Gül, Kıbrıs meselesinde kalıcı çözüme ilişkin tüm çabaların, Rum tarafının inatçı ve diyaloğa kapalı tavrı sebebiyle sekteye uğradığına işaret ederek, Türkiye ve KKTC'nin her zaman için meseleye diyalog, diplomasiye dayalı, müzakere edilmiş adil ve kalıcı çözüm getirilmesi gerektiği tutumunu ortaya koyduğunu belirtti.
Rum tarafının, Kıbrıslı Türklerle siyasi eşitlik temelinde ortaklık kurmaya ve bu temelde siyasi gücü paylaşmaya yanaşmadığına dikkati çeken Gül, bu zihniyetten uzaklaşılmadığı sürece, Ada'da yeni ve köklü bir ortaklığın tesisine yönelik her türlü girişimin başarısızlığa mahkum olacağını kaydetti.
TÜRKİYE, TUTUMUNU ULUSLARARASI HUKUKA UYGUN ŞEKİLDE SÜRDÜRMEKTEDİR
Gül, Türkiye'nin yoğun şekilde hidrokarbon konusundaki çalışmalarının devam ettiğini dile getirerek, "Fatih, Yavuz, Barbaros Hayreddin ve Oruç Reis sismik ve sondaj gemilerimiz çalışmalarını sürdürmektedir. Ülkelerimizin gündemi, ortak kaderimiz çerçevesinde, aynı ölçüde şekillenmektedir." diye konuştu.
Güney Kıbrıs Rum Yönetimi'nin tek taraflı yürüttüğü hidrokarbon faaliyetlerinin, bölgenin istikrarı açısından tehdit oluşturduğuna ve bunlara izin vermeyeceklerini her vesileyle dile getirdiklerine dikkati çeken Gül, "Bu konuda Türkiye tutumunu, uluslararası hukuka uygun şekilde sürdürmektedir. Kıbrıs Türk halkının hak ve çıkarlarını koruma irademizi şüpheye yer bırakmayacak şekilde kararlılığımızı sürdüreceğiz." değerlendirmesinde bulundu.
Gül, Ada'nın tek sahibiymiş gibi hareket eden Rumların, uzlaşmaz tutumlarını gözler önüne sermesi bakımından yakın zamanda KKTC'nin, Kıbrıslı Rumlara sunduğu hidrokarbon konusunda paylaşımı ve iş birliğini içeren önerinin kıymetli olduğunu vurguladı.

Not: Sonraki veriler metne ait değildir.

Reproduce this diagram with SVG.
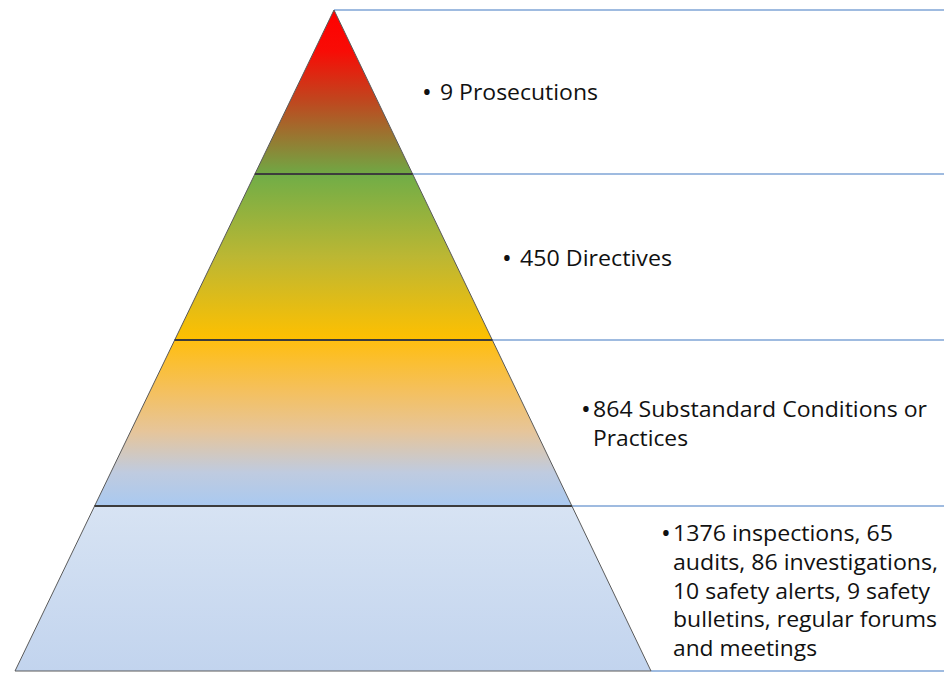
<svg xmlns="http://www.w3.org/2000/svg" width="944" height="673" viewBox="0 0 944 673">
  <style>
    .tier { stroke: #5a5a5a; stroke-width: 1; }
    .divider { stroke: #3c3c3c; stroke-width: 2; }
    .guide { stroke: #7fa5d6; stroke-width: 1.5; fill: none; }
    .label { font-family: "Open Sans", "Liberation Sans", sans-serif; font-size: 22.5px; fill: #111; }
    .bullet { font-family: "Open Sans", "Liberation Sans", sans-serif; font-size: 26px; fill: #111; }
  </style>
  <defs>
    <linearGradient id="g1" x1="0" y1="0" x2="0" y2="1">
      <stop offset="0" stop-color="#ff0000"/>
      <stop offset="0.25" stop-color="#f80c06"/>
      <stop offset="0.55" stop-color="#c0461e"/>
      <stop offset="1" stop-color="#70a844"/>
    </linearGradient>
    <linearGradient id="g2" x1="0" y1="0" x2="0" y2="1">
      <stop offset="0" stop-color="#70ad47"/>
      <stop offset="0.5" stop-color="#bcb733"/>
      <stop offset="1" stop-color="#ffc000"/>
    </linearGradient>
    <linearGradient id="g3" x1="0" y1="0" x2="0" y2="1">
      <stop offset="0" stop-color="#ffbe10"/>
      <stop offset="0.3" stop-color="#f5c05c"/>
      <stop offset="0.55" stop-color="#e6c59a"/>
      <stop offset="0.8" stop-color="#bfcbe0"/>
      <stop offset="1" stop-color="#a9c9f0"/>
    </linearGradient>
    <linearGradient id="g4" x1="0" y1="0" x2="0" y2="1">
      <stop offset="0" stop-color="#d7e3f3"/>
      <stop offset="1" stop-color="#c2d4ee"/>
    </linearGradient>
  </defs>

  <!-- guide lines running right from each tier boundary -->
  <g id="connectors">
    <line class="guide" x1="334" y1="10" x2="944" y2="10"/>
    <line class="guide" x1="412.6" y1="174" x2="944" y2="174"/>
    <line class="guide" x1="492.3" y1="340" x2="944" y2="340"/>
    <line class="guide" x1="571.9" y1="506" x2="944" y2="506"/>
    <line class="guide" x1="651" y1="671" x2="944" y2="671"/>
  </g>

  <g id="tier-prosecutions">
    <polygon class="tier" fill="url(#g1)" points="334,10 412.6,174 254.9,174"/>
    <text class="bullet" x="422" y="101">•</text>
    <text class="label" x="440" y="100" textLength="158" lengthAdjust="spacingAndGlyphs">9 Prosecutions</text>
  </g>

  <g id="tier-directives">
    <polygon class="tier" fill="url(#g2)" points="254.9,174 412.6,174 492.3,340 174.7,340"/>
    <text class="bullet" x="502" y="267">•</text>
    <text class="label" x="520" y="266" textLength="152" lengthAdjust="spacingAndGlyphs">450 Directives</text>
  </g>

  <g id="tier-substandard">
    <polygon class="tier" fill="url(#g3)" points="174.7,340 492.3,340 571.9,506 94.6,506"/>
    <text class="bullet" x="581" y="418">•</text>
    <text class="label" x="593" y="417" textLength="334" lengthAdjust="spacingAndGlyphs">864 Substandard Conditions or</text>
    <text class="label" x="593" y="446" textLength="95" lengthAdjust="spacingAndGlyphs">Practices</text>
  </g>

  <g id="tier-activities">
    <polygon class="tier" fill="url(#g4)" points="94.6,506 571.9,506 651,671 15,671"/>
    <text class="bullet" x="661" y="542">•</text>
    <text class="label" x="673" y="541" textLength="220" lengthAdjust="spacingAndGlyphs">1376 inspections, 65</text>
    <text class="label" x="673" y="570" textLength="265" lengthAdjust="spacingAndGlyphs">audits, 86 investigations,</text>
    <text class="label" x="673" y="598.5" textLength="257" lengthAdjust="spacingAndGlyphs">10 safety alerts, 9 safety</text>
    <text class="label" x="673" y="627" textLength="264" lengthAdjust="spacingAndGlyphs">bulletins, regular forums</text>
    <text class="label" x="673" y="655.5" textLength="144" lengthAdjust="spacingAndGlyphs">and meetings</text>
  </g>

  <!-- tier dividers -->
  <g id="dividers">
    <line class="divider" x1="254.9" y1="174" x2="412.6" y2="174"/>
    <line class="divider" x1="174.7" y1="340" x2="492.3" y2="340"/>
    <line class="divider" x1="94.6" y1="506" x2="571.9" y2="506"/>
  </g>
</svg>
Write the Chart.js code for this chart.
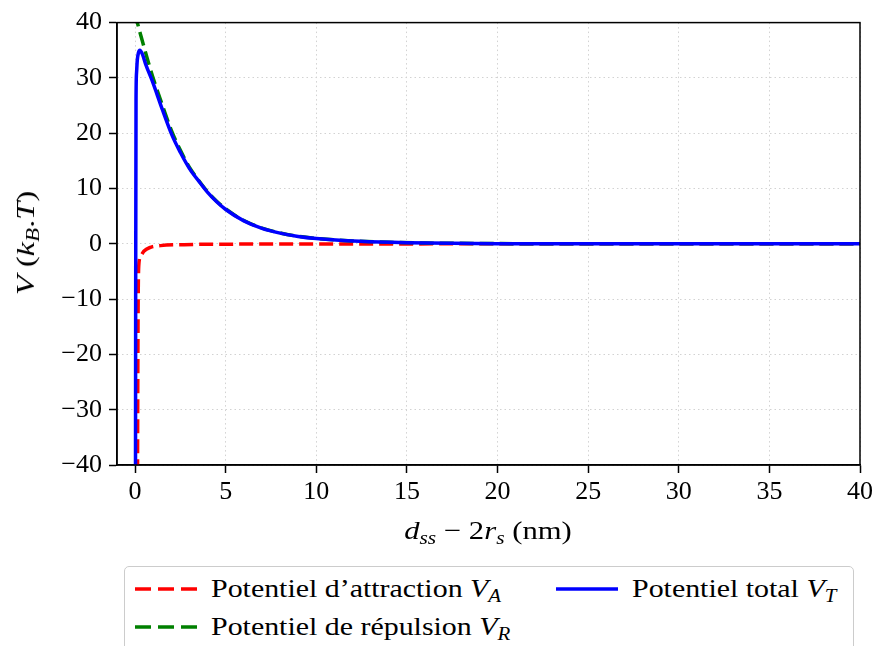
<!DOCTYPE html>
<html lang="fr">
<head>
<meta charset="UTF-8">
<title>Potentiel DLVO</title>
<script src="https://cdn.jsdelivr.net/npm/chart.js@4.4.1/dist/chart.umd.min.js"></script>
<style>
    body { margin: 0; background: #fff; }
    #wrap { position: relative; width: 877px; height: 646px; overflow: hidden; font-family: "Liberation Serif", serif; color: #000; }
    #wrap canvas { position: absolute; left: 0; top: 0; }
    .title { position: absolute; font-size: 26px; white-space: nowrap; }
    #yTitle { left: 26px; top: 243px; transform: translate(-50%, -50%) rotate(-90deg) scaleX(1.25); }
    #xTitle { left: 488px; top: 531px; transform: translate(-50%, -50%) scaleX(1.18); }
    sub { font-size: 0.7em; vertical-align: -0.25em; line-height: 0; }
    #legend { position: absolute; left: 124px; top: 566px; width: 728px; height: 110px;
              border: 1.5px solid #cccccc; border-radius: 5px; background: #fff; font-size: 26px; }
    .item { position: absolute; display: flex; align-items: center; white-space: nowrap; transform: translateY(-50%); }
    .item svg { margin-right: 14px; }
    .item span { display: inline-block; transform: scaleX(1.15); transform-origin: left center; }
</style>
</head>
<body>
<div id="wrap">
    <canvas id="chart" width="877" height="646"></canvas>
    <div class="title" id="yTitle"><i>V</i> (<i>k</i><sub><i>B</i></sub>.<i>T</i>)</div>
    <div class="title" id="xTitle"><i>d</i><sub><i>ss</i></sub> &minus; 2<i>r</i><sub><i>s</i></sub> (nm)</div>
    <div id="legend"></div>
</div>

<script>
    // distances (nm) and potentials (kB.T)
    var distVA = [0.08, 0.12, 0.16, 0.2, 0.3, 0.48, 0.85, 1.4, 2.7, 5, 10, 20, 40];
    var potVA = [-150, -60, -15, -4.0, -2.3, -1.35, -0.63, -0.33, -0.15, -0.07, -0.03, -0.01, 0];

    var distVR = [0, 0.11, 0.26, 0.5, 0.75, 1.03, 1.5, 2, 2.5, 3, 3.5, 4, 4.5, 5, 6, 7, 8, 9, 10, 12, 14, 16, 20, 25, 30, 40];
    var potVR = [41.8, 40.2, 38.3, 35.5, 32.6, 29.6, 25.1, 20.5, 16.9, 13.8, 11.5, 9.4, 7.7, 6.3, 4.2, 2.85, 1.97, 1.36, 0.98, 0.52, 0.27, 0.14, 0.04, 0.01, 0, 0];

    var distVT = [0.01, 0.03, 0.05, 0.08, 0.12, 0.18, 0.26, 0.4, 0.6, 0.94, 1.5, 2.04, 2.5, 3, 3.59, 4, 4.5, 5, 6, 7, 8, 9, 10, 12.4, 15, 20, 25, 30, 40];
    var potVT = [-80, -10, 26, 31, 33.2, 34.5, 35.0, 34.3, 32.3, 29.5, 24.3, 19.6, 16.5, 13.6, 11.0, 9.3, 7.6, 6.2, 4.15, 2.8, 1.93, 1.33, 0.95, 0.45, 0.2, 0.03, 0.01, 0, 0];

    var xTicks = [0, 5, 10, 15, 20, 25, 30, 35, 40];
    var yTicks = [-40, -30, -20, -10, 0, 10, 20, 30, 40];

    var seriesNames = ["Potentiel d’attraction", "Potentiel de répulsion", "Potentiel total"];
    var seriesSubs = ["A", "R", "T"];
    var seriesColors = ["#ff0000", "#008000", "#0000ff"];
    var seriesDash = [[14, 6], [14, 6], []];

    var fontFamily = '"Liberation Serif", serif';
    var gridGray = '#d2d2d2';

    function toPoints(xs, ys) {
        return xs.map(function (x, i) { return { x: x, y: ys[i] }; });
    }

    function tickText(v) {
        return v < 0 ? '\u2212' + Math.abs(v) : String(v);
    }

    var curves = [toPoints(distVA, potVA), toPoints(distVR, potVR), toPoints(distVT, potVT)];

    var datasets = curves.map(function (pts, i) {
        return {
            label: seriesNames[i],
            data: pts,
            showLine: true,
            borderColor: seriesColors[i],
            borderWidth: 3.5,
            borderDash: seriesDash[i],
            pointRadius: 0,
            cubicInterpolationMode: 'monotone',
            order: 2 - i,
            clip: 0
        };
    });

    // full black box around the axes, like matplotlib spines
    var framePlugin = {
        id: 'frame',
        afterDatasetsDraw: function (chart) {
            var a = chart.chartArea;
            var c = chart.ctx;
            c.save();
            c.strokeStyle = '#000';
            c.lineWidth = 1.5;
            c.strokeRect(a.left, a.top, a.right - a.left, a.bottom - a.top);
            c.restore();
        }
    };

    function axisOptions(min, max, ticks) {
        return {
            type: 'linear',
            min: min,
            max: max,
            afterBuildTicks: function (axis) {
                axis.ticks = ticks.map(function (v) { return { value: v }; });
            },
            grid: {
                color: gridGray,
                lineWidth: 1,
                tickColor: '#000',
                tickWidth: 1.5,
                tickLength: 8
            },
            border: { color: '#000', width: 1.5, dash: [1.5, 3] },
            ticks: {
                color: '#000',
                font: { family: fontFamily, size: 26 },
                padding: 4,
                maxRotation: 0,
                autoSkip: false,
                callback: function (v) { return tickText(v); }
            }
        };
    }

    var xOpts = axisOptions(-1, 40, xTicks);
    xOpts.afterFit = function (axis) { axis.height = 181; };
    var yOpts = axisOptions(-40, 40, yTicks);
    yOpts.ticks.padding = 7;
    yOpts.afterFit = function (axis) { axis.width = 117; };

    var chart = new Chart(document.getElementById('chart').getContext('2d'), {
        type: 'scatter',
        data: { datasets: datasets },
        options: {
            responsive: false,
            animation: false,
            layout: { padding: { top: 20, right: 17, bottom: 0, left: 0 } },
            plugins: {
                legend: { display: false },
                tooltip: { enabled: false }
            },
            scales: { x: xOpts, y: yOpts }
        },
        plugins: [framePlugin]
    });

    // legend laid out in two columns like the original
    var legendBox = document.getElementById('legend');
    var slots = [{ left: 10, top: 22 }, { left: 10, top: 60 }, { left: 431, top: 22 }];
    seriesNames.forEach(function (name, i) {
        var item = document.createElement('div');
        item.className = 'item';
        item.style.left = slots[i].left + 'px';
        item.style.top = slots[i].top + 'px';
        var dash = seriesDash[i].length ? 'stroke-dasharray="16 7"' : '';
        item.innerHTML = '<svg width="62" height="8"><line x1="0" y1="4" x2="62" y2="4" stroke="' + seriesColors[i] +
            '" stroke-width="3.5" ' + dash + '/></svg>' +
            '<span>' + name + ' <i>V</i><sub><i>' + seriesSubs[i] + '</i></sub></span>';
        legendBox.appendChild(item);
    });
</script>
</body>
</html>
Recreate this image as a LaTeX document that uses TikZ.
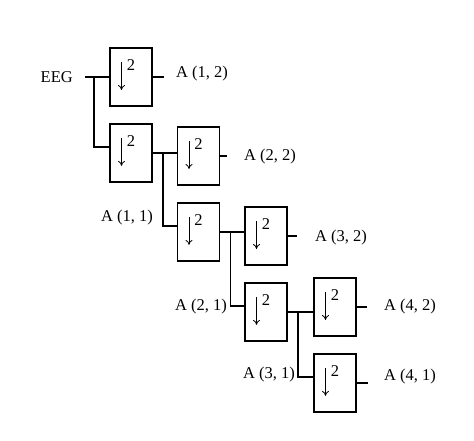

Maraş Bölgesi'nin, KKTC toprağı olduğuna da işaret eden Gül, mevcut durumda Kıbrıs hükümetinin Maraş'ta envanter çalışması başlatmasını, mülkiyet haklarının korunarak bir çözüm girişiminde bulunmasını desteklediklerini kaydetti.
Bakan Gül, Kıbrıs Türklerinin özgürlük mücadelesi lideri Dr. Fazıl Küçük ve KKTC'nin kurucu Cumhurbaşkanı Rauf Denktaş'ın kabirlerine de ziyarette bulundu. Bakan Gül'e ziyaretlerinde Türkiye'nin Lefkoşa Büyükelçisi Ali Murat Başçeri, Adalet Bakan Yardımcısı Uğurhan Kuş ve Bakanlık bürokratları da eşlik etti.